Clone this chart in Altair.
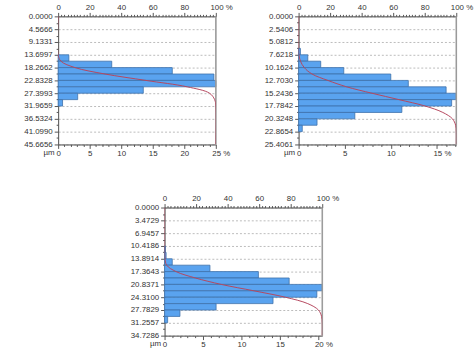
import altair as alt
import pandas as pd
import json

FONT = "Liberation Sans Narrow, Liberation Sans, Arial"

# ---------------- data ----------------
P1_TICKS = ["0.0000", "4.5666", "9.1331", "13.6997", "18.2662", "22.8328",
            "27.3993", "31.9659", "36.5324", "41.0990", "45.6656"]
P1_START = 6
P1_VALUES = [1.7, 8.5, 18.1, 24.7, 25.0, 13.5, 3.1, 0.7]
P1_XMAX = 25.0
P1_XLAST = 25

P2_TICKS = ["0.0000", "2.5406", "5.0812", "7.6218", "10.1624", "12.7030",
            "15.2436", "17.7842", "20.3248", "22.8654", "25.4061"]
P2_START = 5
P2_VALUES = [0.2, 1.0, 2.4, 4.9, 10.0, 11.9, 16.0, 17.1, 16.6, 11.2, 6.1, 2.0, 0.4]
P2_XMAX = 17.1
P2_XLAST = 15

P3_TICKS = ["0.0000", "3.4729", "6.9457", "10.4186", "13.8914", "17.3643",
            "20.8371", "24.3100", "27.7829", "31.2557", "34.7286"]
P3_START = 6
P3_VALUES = [0.1, 0.2, 1.0, 5.9, 12.2, 16.2, 20.5, 19.8, 14.1, 6.7, 2.0, 0.4]
P3_XMAX = 20.5
P3_XLAST = 20

CUM_TICKS = list(range(0, 101, 2))

W, H = 160, 130
LABEL = "#333333"
AXC = "#555555"


def panel(ticks, start, values, xmax, xlast):
    majors = [float(s) for s in ticks]
    edges = []
    for i in range(len(majors) - 1):
        edges.append(majors[i])
        edges.append((majors[i] + majors[i + 1]) / 2)
    edges.append(majors[-1])
    n = len(values)
    bars_df = pd.DataFrame({"lo": edges[start:start + n],
                            "hi": edges[start + 1:start + n + 1],
                            "pct": values})
    total = sum(values)
    cum = [0.0]
    for v in values:
        cum.append(cum[-1] + v / total * 100)
    curve_df = pd.DataFrame({"size": [0.0] + edges[start:start + n + 1] + [majors[-1]],
                             "cum": [0.0] + cum + [100.0]})

    major_test = "indexof(%s, datum.value) >= 0" % json.dumps(majors)
    ydom = [0, majors[-1]]
    yscale = alt.Scale(domain=ydom, reverse=True, nice=False, zero=False)

    yaxis = alt.Axis(
        values=edges, tickCount=len(edges), orient="left",
        labelExpr="%s ? format(datum.value, '.4f') : ''" % major_test,
        labelOverlap=False, labelFontSize=8, labelColor=LABEL, labelPadding=2,
        tickSize={"condition": {"test": major_test, "value": 4}, "value": 2},
        tickColor=AXC, domainColor=AXC,
        grid=True, gridDash=[2, 2], gridColor="#aaaaaa", gridWidth=0.8,
        gridOpacity={"condition": {"test": major_test, "value": 1}, "value": 0},
        title="µm", titleAngle=0, titleAlign="right", titleBaseline="top",
        titleX=-4, titleY=H + 4, titleFontSize=8, titleFontWeight="normal",
        titleColor=LABEL,
    )

    bt = "datum.value % 5 == 0"
    lt = "datum.value == %d" % xlast
    xvals = list(range(0, int(xmax) + 1))
    xaxis = alt.Axis(
        values=xvals, tickCount=len(xvals), orient="bottom",
        labelExpr="(" + bt + ") ? ((" + lt + ") ? datum.value + ' %' : datum.value + '') : ''",
        labelOverlap=False, labelFontSize=8, labelColor=LABEL, labelPadding=1,
        labelAlign={"condition": {"test": lt, "value": "left"}, "value": "center"},
        labelOffset={"condition": {"test": lt, "value": -4}, "value": 0},
        tickSize={"condition": {"test": bt, "value": 4}, "value": 2},
        tickColor=AXC, domainColor=AXC, grid=False, title=None,
    )

    tt = "datum.value % 20 == 0"
    tl = "datum.value == 100"
    taxis = alt.Axis(
        values=CUM_TICKS, tickCount=len(CUM_TICKS), orient="top",
        labelExpr="(" + tt + ") ? ((" + tl + ") ? datum.value + ' %' : datum.value + '') : ''",
        labelOverlap=False, labelFontSize=8, labelColor=LABEL, labelPadding=1,
        labelAlign={"condition": {"test": tl, "value": "left"}, "value": "center"},
        labelOffset={"condition": {"test": tl, "value": -6}, "value": 0},
        tickSize={"condition": {"test": tt, "value": 4}, "value": 2},
        tickColor=AXC, domainColor=AXC, grid=False, title=None,
    )

    bars = alt.Chart(bars_df).mark_rect(
        color="#5aa3ef", stroke="#3d70aa", strokeWidth=0.8
    ).encode(
        x=alt.X("pct:Q", scale=alt.Scale(domain=[0, xmax], nice=False), axis=xaxis),
        x2=alt.datum(0),
        y=alt.Y("lo:Q", scale=yscale, axis=yaxis),
        y2="hi:Q",
    )

    cscale = alt.Scale(domain=[0, 100], nice=False)
    rule = alt.Chart(curve_df).mark_rule(color="#9a9a9a", strokeWidth=1.5).encode(
        x=alt.X("m:Q", scale=cscale, axis=taxis),
    ).transform_aggregate(m="max(cum)")
    line = alt.Chart(curve_df).mark_line(
        color="#b5475e", strokeWidth=1, interpolate="catmull-rom", clip=True
    ).encode(
        x=alt.X("cum:Q", scale=cscale, axis=taxis),
        y=alt.Y("size:Q", scale=yscale),
        order=alt.Order("size:Q"),
    )
    top = alt.layer(rule, line)
    return alt.layer(bars, top).resolve_scale(x="independent").properties(width=W, height=H)


p1 = panel(P1_TICKS, P1_START, P1_VALUES, P1_XMAX, P1_XLAST)
p2 = panel(P2_TICKS, P2_START, P2_VALUES, P2_XMAX, P2_XLAST)
p3 = panel(P3_TICKS, P3_START, P3_VALUES, P3_XMAX, P3_XLAST)

spacer = alt.Chart(pd.DataFrame({"v": [0]})).mark_point(opacity=0).encode(
    x=alt.X("v:Q", axis=None), y=alt.Y("v:Q", axis=None)
).properties(width=72, height=H, view=alt.ViewBackground(strokeOpacity=0))

chart = alt.vconcat(
    alt.hconcat(p1, p2, spacing=30),
    alt.hconcat(spacer, p3, spacing=0),
    spacing=36,
).properties(
    padding={"left": 23, "top": 0, "right": 0, "bottom": 0}
).configure_view(strokeOpacity=0).configure(font=FONT)

chart.save("out.html", embed_options={"renderer": "svg", "actions": False})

# [INSTRUCTIONS FOR THE TASK]
Give an exact copy of the material, leaving out every picture.

# [ANSWER TO THIS TASK]
Clone this chart in Altair.
import altair as alt
import pandas as pd
import json

FONT = "Liberation Sans Narrow, Liberation Sans, Arial"

# ---------------- data ----------------
P1_TICKS = ["0.0000", "4.5666", "9.1331", "13.6997", "18.2662", "22.8328",
            "27.3993", "31.9659", "36.5324", "41.0990", "45.6656"]
P1_START = 6
P1_VALUES = [1.7, 8.5, 18.1, 24.7, 25.0, 13.5, 3.1, 0.7]
P1_XMAX = 25.0
P1_XLAST = 25

P2_TICKS = ["0.0000", "2.5406", "5.0812", "7.6218", "10.1624", "12.7030",
            "15.2436", "17.7842", "20.3248", "22.8654", "25.4061"]
P2_START = 5
P2_VALUES = [0.2, 1.0, 2.4, 4.9, 10.0, 11.9, 16.0, 17.1, 16.6, 11.2, 6.1, 2.0, 0.4]
P2_XMAX = 17.1
P2_XLAST = 15

P3_TICKS = ["0.0000", "3.4729", "6.9457", "10.4186", "13.8914", "17.3643",
            "20.8371", "24.3100", "27.7829", "31.2557", "34.7286"]
P3_START = 6
P3_VALUES = [0.1, 0.2, 1.0, 5.9, 12.2, 16.2, 20.5, 19.8, 14.1, 6.7, 2.0, 0.4]
P3_XMAX = 20.5
P3_XLAST = 20

CUM_TICKS = list(range(0, 101, 2))

W, H = 160, 130
LABEL = "#333333"
AXC = "#555555"


def panel(ticks, start, values, xmax, xlast):
    majors = [float(s) for s in ticks]
    edges = []
    for i in range(len(majors) - 1):
        edges.append(majors[i])
        edges.append((majors[i] + majors[i + 1]) / 2)
    edges.append(majors[-1])
    n = len(values)
    bars_df = pd.DataFrame({"lo": edges[start:start + n],
                            "hi": edges[start + 1:start + n + 1],
                            "pct": values})
    total = sum(values)
    cum = [0.0]
    for v in values:
        cum.append(cum[-1] + v / total * 100)
    curve_df = pd.DataFrame({"size": [0.0] + edges[start:start + n + 1] + [majors[-1]],
                             "cum": [0.0] + cum + [100.0]})

    major_test = "indexof(%s, datum.value) >= 0" % json.dumps(majors)
    ydom = [0, majors[-1]]
    yscale = alt.Scale(domain=ydom, reverse=True, nice=False, zero=False)

    yaxis = alt.Axis(
        values=edges, tickCount=len(edges), orient="left",
        labelExpr="%s ? format(datum.value, '.4f') : ''" % major_test,
        labelOverlap=False, labelFontSize=8, labelColor=LABEL, labelPadding=2,
        tickSize={"condition": {"test": major_test, "value": 4}, "value": 2},
        tickColor=AXC, domainColor=AXC,
        grid=True, gridDash=[2, 2], gridColor="#aaaaaa", gridWidth=0.8,
        gridOpacity={"condition": {"test": major_test, "value": 1}, "value": 0},
        title="µm", titleAngle=0, titleAlign="right", titleBaseline="top",
        titleX=-4, titleY=H + 4, titleFontSize=8, titleFontWeight="normal",
        titleColor=LABEL,
    )

    bt = "datum.value % 5 == 0"
    lt = "datum.value == %d" % xlast
    xvals = list(range(0, int(xmax) + 1))
    xaxis = alt.Axis(
        values=xvals, tickCount=len(xvals), orient="bottom",
        labelExpr="(" + bt + ") ? ((" + lt + ") ? datum.value + ' %' : datum.value + '') : ''",
        labelOverlap=False, labelFontSize=8, labelColor=LABEL, labelPadding=1,
        labelAlign={"condition": {"test": lt, "value": "left"}, "value": "center"},
        labelOffset={"condition": {"test": lt, "value": -4}, "value": 0},
        tickSize={"condition": {"test": bt, "value": 4}, "value": 2},
        tickColor=AXC, domainColor=AXC, grid=False, title=None,
    )

    tt = "datum.value % 20 == 0"
    tl = "datum.value == 100"
    taxis = alt.Axis(
        values=CUM_TICKS, tickCount=len(CUM_TICKS), orient="top",
        labelExpr="(" + tt + ") ? ((" + tl + ") ? datum.value + ' %' : datum.value + '') : ''",
        labelOverlap=False, labelFontSize=8, labelColor=LABEL, labelPadding=1,
        labelAlign={"condition": {"test": tl, "value": "left"}, "value": "center"},
        labelOffset={"condition": {"test": tl, "value": -6}, "value": 0},
        tickSize={"condition": {"test": tt, "value": 4}, "value": 2},
        tickColor=AXC, domainColor=AXC, grid=False, title=None,
    )

    bars = alt.Chart(bars_df).mark_rect(
        color="#5aa3ef", stroke="#3d70aa", strokeWidth=0.8
    ).encode(
        x=alt.X("pct:Q", scale=alt.Scale(domain=[0, xmax], nice=False), axis=xaxis),
        x2=alt.datum(0),
        y=alt.Y("lo:Q", scale=yscale, axis=yaxis),
        y2="hi:Q",
    )

    cscale = alt.Scale(domain=[0, 100], nice=False)
    rule = alt.Chart(curve_df).mark_rule(color="#9a9a9a", strokeWidth=1.5).encode(
        x=alt.X("m:Q", scale=cscale, axis=taxis),
    ).transform_aggregate(m="max(cum)")
    line = alt.Chart(curve_df).mark_line(
        color="#b5475e", strokeWidth=1, interpolate="catmull-rom", clip=True
    ).encode(
        x=alt.X("cum:Q", scale=cscale, axis=taxis),
        y=alt.Y("size:Q", scale=yscale),
        order=alt.Order("size:Q"),
    )
    top = alt.layer(rule, line)
    return alt.layer(bars, top).resolve_scale(x="independent").properties(width=W, height=H)


p1 = panel(P1_TICKS, P1_START, P1_VALUES, P1_XMAX, P1_XLAST)
p2 = panel(P2_TICKS, P2_START, P2_VALUES, P2_XMAX, P2_XLAST)
p3 = panel(P3_TICKS, P3_START, P3_VALUES, P3_XMAX, P3_XLAST)

spacer = alt.Chart(pd.DataFrame({"v": [0]})).mark_point(opacity=0).encode(
    x=alt.X("v:Q", axis=None), y=alt.Y("v:Q", axis=None)
).properties(width=72, height=H, view=alt.ViewBackground(strokeOpacity=0))

chart = alt.vconcat(
    alt.hconcat(p1, p2, spacing=30),
    alt.hconcat(spacer, p3, spacing=0),
    spacing=36,
).properties(
    padding={"left": 23, "top": 0, "right": 0, "bottom": 0}
).configure_view(strokeOpacity=0).configure(font=FONT)

chart.save("out.html", embed_options={"renderer": "svg", "actions": False})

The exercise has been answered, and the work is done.